We can’t argue much with the first sentence. That much is undoubtedly true.
However, I cannot accept that there is a “growing social need to share almost everything”. People share information because they “need” to? No, that will not do as an explanation. I’m not going to pretend to know why people share the information they do, but it is not because they “need” to. It might be because they enjoy getting attention, because they find it helps them form and strengthen relationships with people, because of peer pressure, because they think it’s fun, or for a number of other reasons. I don’t know. But I do know that it’s not because they “need” to. If there’s a social need to use Blippy, for instance, then why isn’t the author of the blog I’m discussing using it? Why isn’t everybody using it? (Hint: because lots of people think that their credit card information is none of anyone else’s business.)

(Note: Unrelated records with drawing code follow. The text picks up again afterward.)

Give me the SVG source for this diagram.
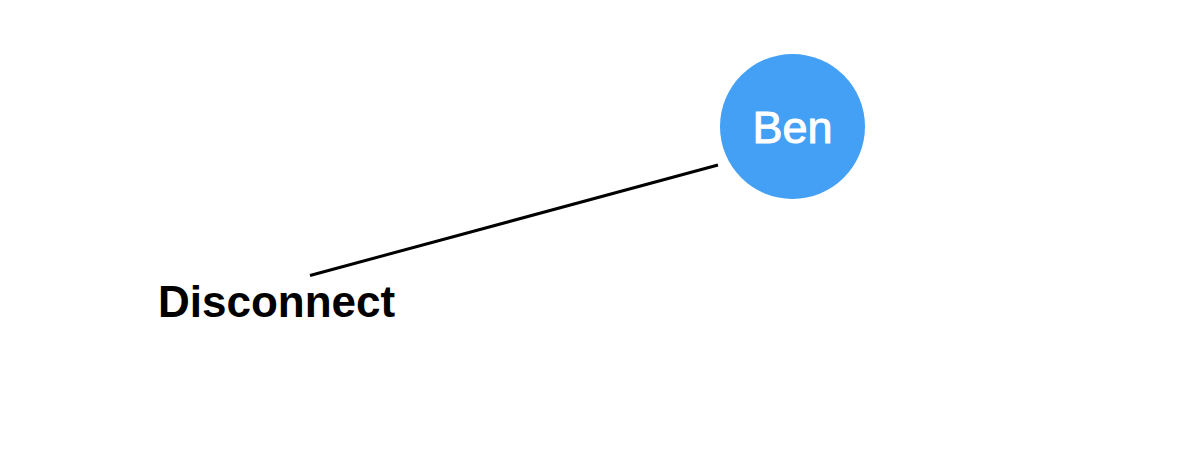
<svg xmlns="http://www.w3.org/2000/svg" width="1200" height="467" viewBox="0 0 1200 467">
<style>
.lbl{font-family:"Liberation Sans",Arial,sans-serif;font-weight:bold;font-size:44px;fill:#000}
.nt{font-family:"Liberation Sans",Arial,sans-serif;font-size:45px;fill:#fff;stroke:#fff;stroke-width:1;text-anchor:middle}
.edge{stroke:#000;stroke-width:3;fill:none}
</style>
<rect width="1200" height="467" fill="#fff"/>
<g id="connectors">
<line class="edge" x1="310" y1="275.5" x2="718" y2="165"/>
</g>
<g id="node-ben">
<circle cx="792.5" cy="126.5" r="72.5" fill="#43a0f5"/>
<text class="nt" x="792.5" y="143">Ben</text>
</g>
<g id="node-disconnect">
<text class="lbl" x="158" y="317">Disconnect</text>
</g>
</svg>
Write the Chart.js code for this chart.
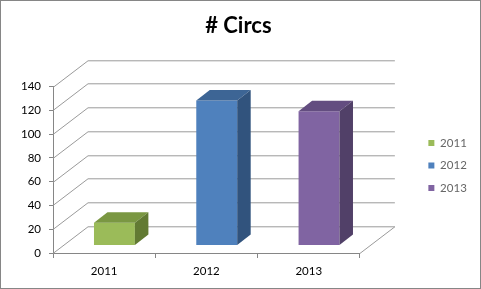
<!DOCTYPE html>
<html>
<head>
<meta charset="utf-8">
<script src="https://cdn.jsdelivr.net/npm/chart.js@4.4.1/dist/chart.umd.min.js"></script>
<style>
  html, body { margin: 0; padding: 0; background: #fff; }
</style>
</head>
<body>
<canvas id="chart" width="481" height="289"></canvas>
<script>
const years = ["2011", "2012", "2013"];
const circs = [19, 122, 113];
const frontColors = ["#9BBB59", "#4F81BD", "#8064A2"];
const topColors = ["#7A9742", "#3D6595", "#634D80"];
const sideColors = ["#627A33", "#31537D", "#514068"];

// fake 3d: how far the back wall and the bars sit behind the front plane
const WALL = { dx: 35, dy: -26.7 };
const BAR_SHIFT = { dx: 10.3, dy: -7.6 };
const BAR_DEPTH = { dx: 13.5, dy: -10.5 };

const AXIS_GREY = "#868686";
const WALL_GREY = "#9A9A9A";

const box3d = {
  id: "box3d",
  beforeDatasetsDraw(chart) {
    const { ctx, chartArea, scales } = chart;
    const y = scales.y;
    ctx.save();
    ctx.strokeStyle = WALL_GREY;
    ctx.lineWidth = 1;
    y.ticks.forEach((tick) => {
      const py = Math.round(y.getPixelForValue(tick.value)) + 0.5;
      ctx.beginPath();
      ctx.moveTo(chartArea.left, py);
      ctx.lineTo(chartArea.left + WALL.dx, py + WALL.dy);
      ctx.lineTo(chartArea.right + WALL.dx, py + WALL.dy);
      ctx.stroke();
    });
    // right edge of the floor
    const base = Math.round(y.getPixelForValue(0)) + 0.5;
    ctx.beginPath();
    ctx.moveTo(chartArea.right, base);
    ctx.lineTo(chartArea.right + WALL.dx, base + WALL.dy);
    ctx.stroke();
    ctx.restore();

    ctx.save();
    ctx.translate(BAR_SHIFT.dx, BAR_SHIFT.dy);
  },
  afterDatasetsDraw(chart) {
    const { ctx } = chart;
    const meta = chart.getDatasetMeta(0);
    meta.data.forEach((bar, i) => {
      const { x, y, base, width } = bar.getProps(["x", "y", "base", "width"], true);
      const x0 = x - width / 2;
      const x1 = x + width / 2;
      const { dx, dy } = BAR_DEPTH;

      ctx.fillStyle = topColors[i];
      ctx.beginPath();
      ctx.moveTo(x0, y);
      ctx.lineTo(x1, y);
      ctx.lineTo(x1 + dx, y + dy);
      ctx.lineTo(x0 + dx, y + dy);
      ctx.closePath();
      ctx.fill();

      ctx.fillStyle = sideColors[i];
      ctx.beginPath();
      ctx.moveTo(x1, y);
      ctx.lineTo(x1 + dx, y + dy);
      ctx.lineTo(x1 + dx, base + dy);
      ctx.lineTo(x1, base);
      ctx.closePath();
      ctx.fill();
    });
    ctx.restore();
  },
  afterDraw(chart) {
    const { ctx } = chart;
    ctx.save();
    ctx.strokeStyle = AXIS_GREY;
    ctx.lineWidth = 1;
    ctx.strokeRect(0.5, 0.5, chart.width - 1, chart.height - 1);
    ctx.restore();
  },
};

const labelFont = { family: "Lato, 'Open Sans', sans-serif", size: 11.5 };

new Chart(document.getElementById("chart"), {
  type: "bar",
  data: {
    labels: years,
    datasets: [
      {
        label: "# Circs",
        data: circs,
        backgroundColor: frontColors,
        borderWidth: 0,
        barPercentage: 0.8,
        categoryPercentage: 0.5,
        clip: false,
      },
    ],
  },
  options: {
    responsive: false,
    animation: false,
    devicePixelRatio: 1,
    layout: { padding: { left: 0, right: 4.2, top: 0, bottom: 0 } },
    plugins: {
      title: {
        display: true,
        text: "# Circs",
        color: "#000",
        font: { family: "Lato, 'Open Sans', sans-serif", size: 22, weight: "bold" },
        padding: { top: 13, bottom: 47.3 },
      },
      legend: {
        position: "right",
        fullSize: true,
        title: { display: true, text: "", padding: { top: 0, bottom: 27.6 } },
        labels: {
          boxWidth: 6,
          boxHeight: 6,
          padding: 11,
          color: "#000",
          font: labelFont,
          generateLabels: (chart) =>
            chart.data.labels.map((text, i) => ({
              text,
              fillStyle: frontColors[i],
              strokeStyle: frontColors[i],
              lineWidth: 0,
              hidden: false,
              index: i,
            })),
        },
      },
      tooltip: { enabled: false },
    },
    scales: {
      x: {
        grid: { display: true, drawOnChartArea: false, drawTicks: true, tickLength: 5, color: AXIS_GREY, offset: true },
        border: { display: true, color: AXIS_GREY },
        ticks: { color: "#000", font: labelFont, padding: 6 },
        afterFit: (scale) => { scale.height = 36; },
      },
      y: {
        min: 0,
        max: 140,
        ticks: { stepSize: 20, color: "#000", font: labelFont, padding: 8 },
        grid: { display: true, drawOnChartArea: false, drawTicks: true, tickLength: 4, color: AXIS_GREY },
        border: { display: true, color: AXIS_GREY },
        afterFit: (scale) => { scale.width = 53; },
      },
      // empty axis that keeps room for the 3d back wall before the legend
      gap: {
        type: "linear",
        position: "right",
        display: true,
        grid: { display: false },
        ticks: { display: false },
        border: { display: false },
        afterFit: (scale) => { scale.width = 57.5; },
      },
    },
  },
  plugins: [box3d],
});
</script>
</body>
</html>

The next sentence refers to the “generational divide” between the under-30s and over-30s, whereby the under-30s indiscriminately share any and all information about themselves. This is a very popular conception, but increasingly research is showing it to be misplaced. For instance, a fascinating article in the New York Times discusses the increasing discretion among younger internet users. Meanwhile, a review of teens’ use of the internet suggests that younger people view privacy in a different way from older people, but that this does not imply a thoroughgoing laissez faire attitude to it. For instance, kids certainly want privacy from their parents. Perhaps paradoxically, it is the kids who use the internet most who are most aware of what they can do to protect their privacy. In any case, lack of knowledge should not be read as a lack of concern.
The idea that the under-30s tell all about themselves is a popular notion, but one that doesn’t really stand up to scrutiny. I expect more and more academic studies to show this in the near future.